The team at Bundall Museum (Back row from left: Amelia MacArthur-Lacey (Department of Environment and Heritage QLD), Brad Guadagnin, Dana Gilmore, Peta Fray, Trevor Winton, Bob Nancarrow (Bundall Museum), John Burns (Bundall Museum). Front from left: Lauren Davidson, Wendy van Duivenvoorde, Patrick Waterson (Department of Environment and Heritage) and Kate Greenwood) (Photo: Kate Greenwood).

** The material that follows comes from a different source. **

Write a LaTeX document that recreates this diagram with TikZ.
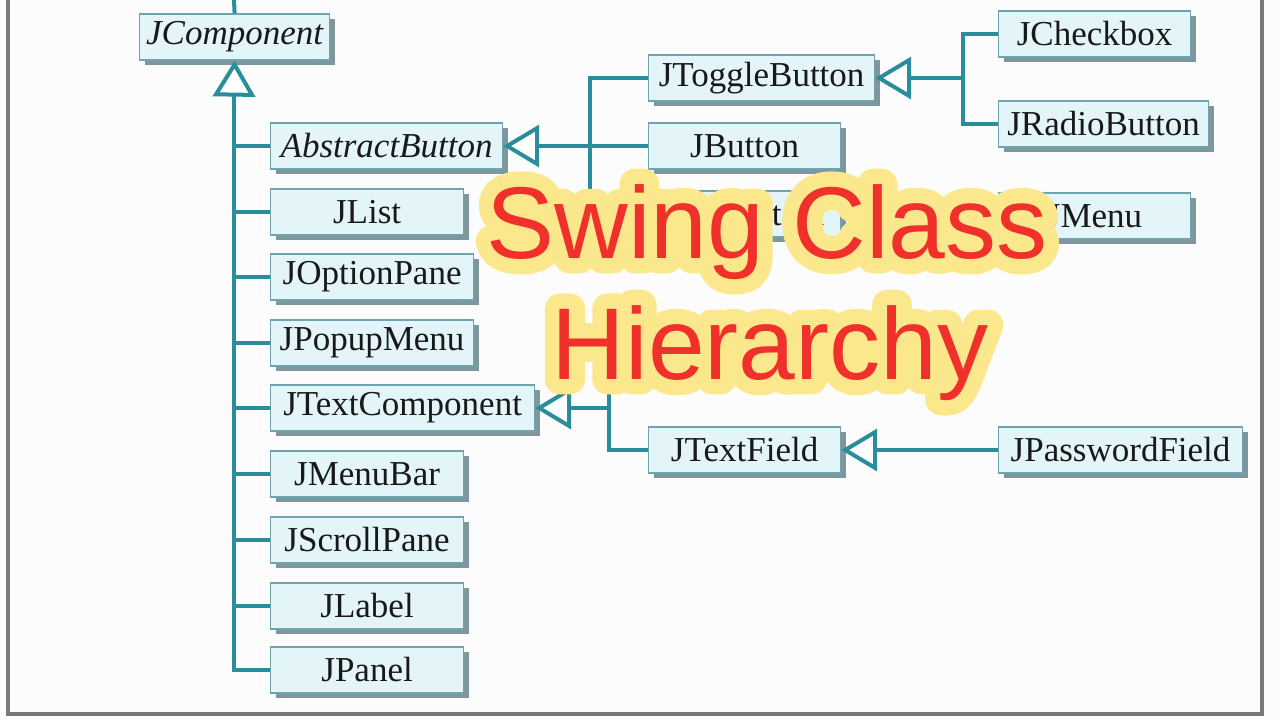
\documentclass[tikz,border=0pt]{standalone}
\usepackage{fontspec}
\setmainfont{Liberation Serif}
\newfontfamily\titlefont{Liberation Sans}
\newfontfamily\glowfont[FakeBold=30]{Liberation Sans}
\usetikzlibrary{arrows.meta,shadows,calc}
\definecolor{teal1}{HTML}{2A8D9C}
\definecolor{boxfill}{HTML}{E3F5F9}
\definecolor{boxdraw}{HTML}{6FA3AD}
\definecolor{shadowc}{HTML}{7D979C}
\definecolor{titlered}{HTML}{F0302A}
\definecolor{glow}{HTML}{FCE88C}
\definecolor{framec}{HTML}{7A7A7A}
\tikzset{
  cls/.style={draw=boxdraw, line width=0.6pt, fill=boxfill, anchor=west,
    minimum height=23pt, inner sep=0pt, text=black!90,
    font=\fontsize{17.5}{20}\selectfont,
    drop shadow={shadow xshift=2.5pt, shadow yshift=-2.5pt, fill=shadowc, opacity=1}},
  conn/.style={draw=teal1, line width=2pt},
  gen/.style={conn, -{Triangle[fill=white, length=18pt, width=21pt]}},
  ttl/.style={anchor=base, inner sep=0pt, font=\titlefont\fontsize{51}{60}\selectfont},
  glowtxt/.style={anchor=base, inner sep=0pt, text=glow, font=\glowfont\fontsize{51}{60}\selectfont},
}
\begin{document}
\begin{tikzpicture}[x=0.5pt, y=-0.5pt]
\useasboundingbox (0,0) rectangle (1280,720);
\fill[white!98!gray] (0,0) rectangle (1280,720);
\draw[framec, line width=2pt] (8,-5) -- (8,714) -- (1262,714) -- (1262,-5);

% root
\node[cls, minimum width=95pt] (JComponent) at (139,37) {\itshape JComponent};

% children of JComponent
\node[cls, minimum width=116pt] (AbstractButton) at (270,146) {\itshape AbstractButton};
\node[cls, minimum width=96.5pt] (JList) at (270,212) {JList};
\node[cls, minimum width=101.5pt] (JOptionPane) at (270,277) {JOptionPane};
\node[cls, minimum width=101.5pt] (JPopupMenu) at (270,343) {JPopupMenu};
\node[cls, minimum width=132pt] (JTextComponent) at (270,408) {JTextComponent};
\node[cls, minimum width=96.5pt] (JMenuBar) at (270,474) {JMenuBar};
\node[cls, minimum width=96.5pt] (JScrollPane) at (270,540) {JScrollPane};
\node[cls, minimum width=96.5pt] (JLabel) at (270,606) {JLabel};
\node[cls, minimum width=96.5pt] (JPanel) at (270,670) {JPanel};

% AbstractButton subclasses
\node[cls, minimum width=113pt] (JToggleButton) at (648,78) {JToggleButton};
\node[cls, minimum width=96pt] (JButton) at (648,146) {JButton};
\node[cls, minimum width=96pt] (JMenuItem) at (648,214) {JMenuItem};

% JToggleButton subclasses
\node[cls, minimum width=96pt] (JCheckbox) at (998,34) {JCheckbox};
\node[cls, minimum width=105pt] (JRadioButton) at (998,124) {JRadioButton};

% JMenuItem subclass
\node[cls, minimum width=96pt] (JMenu) at (998,216) {JMenu};

% JTextComponent subclasses
\node[cls, minimum width=96pt] (JTextField) at (648,450) {JTextField};
\node[cls, minimum width=122pt] (JPasswordField) at (998,450) {JPasswordField};

% connectors: JComponent
\coordinate (topin) at (234,0);
\draw[conn] (topin) -- (JComponent.north);
\coordinate (t0) at (234,97);
\draw[gen] (t0) -- (JComponent.south);
\draw[conn] (t0) |- (JPanel.west);
\foreach \c in {AbstractButton,JList,JOptionPane,JPopupMenu,JTextComponent,JMenuBar,JScrollPane,JLabel}{
  \draw[conn] (t0 |- \c.west) -- (\c.west);
}

% connectors: AbstractButton
\coordinate (abv) at (590,0);
\draw[gen] (JButton.west) -- (AbstractButton.east);
\draw[conn] (JToggleButton.west) -- (abv |- JToggleButton.west) -- (abv |- JMenuItem.west) -- (JMenuItem.west);

% connectors: JToggleButton
\coordinate (tgv) at (963,0);
\draw[gen] (tgv |- JToggleButton.east) -- (JToggleButton.east);
\draw[conn] (JCheckbox.west) -- (tgv |- JCheckbox.west) -- (tgv |- JRadioButton.west) -- (JRadioButton.west);

% connectors: JMenuItem
\draw[gen] (JMenu.west) -- (JMenuItem.east);

% connectors: JTextComponent
\coordinate (tcv) at (609,0);
\coordinate (tctop) at (609,388);
\draw[gen] (tcv |- JTextComponent.east) -- (JTextComponent.east);
\draw[conn] (tctop) -- (tcv |- JTextField.west) -- (JTextField.west);

% connectors: JTextField
\draw[gen] (JPasswordField.west) -- (JTextField.east);

% title overlay with glow
\begin{scope}[line join=round, line cap=round]
\node[glowtxt] (glow1) at (767,258) {Swing Class};
\node[glowtxt] (glow2) at (770,379) {Hierarchy};
\end{scope}
\node[ttl, text=titlered] (title1) at (767,258) {Swing Class};
\node[ttl, text=titlered] (title2) at (770,379) {Hierarchy};
\end{tikzpicture}
\end{document}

Whilst undertaking the subsurface surveys on the beach where the wreck was supposed to have washed up on the second last day, I kept thinking, there must be an elderly local who saw the wreck in the 1970s and remembers roughly where it was. On the last day, a write-up in the local paper on our research and subsurface survey came to the attention of a elderly local gentleman called John Hogg. John was driving a bulldozer for mineral mining in the area around fifty years ago and uncovered part of an old shipwreck. He met with some of us near where he said that he had hit the wreck and uncovered it. We asked him some questions and he told us that the ship he uncovered was not on what is now the beach (where we had done the subsurface survey the day before), but was actually close to where the road is. This threw some weight into the argument of whether we were indeed looking at two shipwrecks.
Some of the team undertaking oral history recording (from left: Wendy van Wendy van Duivenvoorde, Patrick Waterson (Department of Environment and Heritage), John Hogg, Jane Austin (Gold Coast City Council) and Peta Fray (Photo: Kate Greenwood).
See, oral history has its problems as it is not seen as flat-out truth; however, it can add value through being another ‘layer’ of information. I really feel that value adding through cross-disciplinary processes, much similar as the famous ‘Time Team’ approach, adds that bit more information, and adds to a layering approaching, or puts together a few more pieces in the puzzle, so much so, that they might just assist in solving the detective story of the Coolangatta. The cross-disciplinary approach on this field school was brilliant, in that we were not just archaeology students but also budding historians who researched documents, oral historians who gathered oral information from the local people and geomorphologists/ environmental scientists who tried to paint the picture of what the landscape looked like previously. I fully believe that working in collaboration with other disciplines and broadening ones own skill-set will greatly add to the field of archaeology as a whole.
Shoalhaven Historical Society 1982, A Shipwreck Gave its Name… the Story of the ‘Coolangatta’, Shoalhaven Historical Society, Nowra.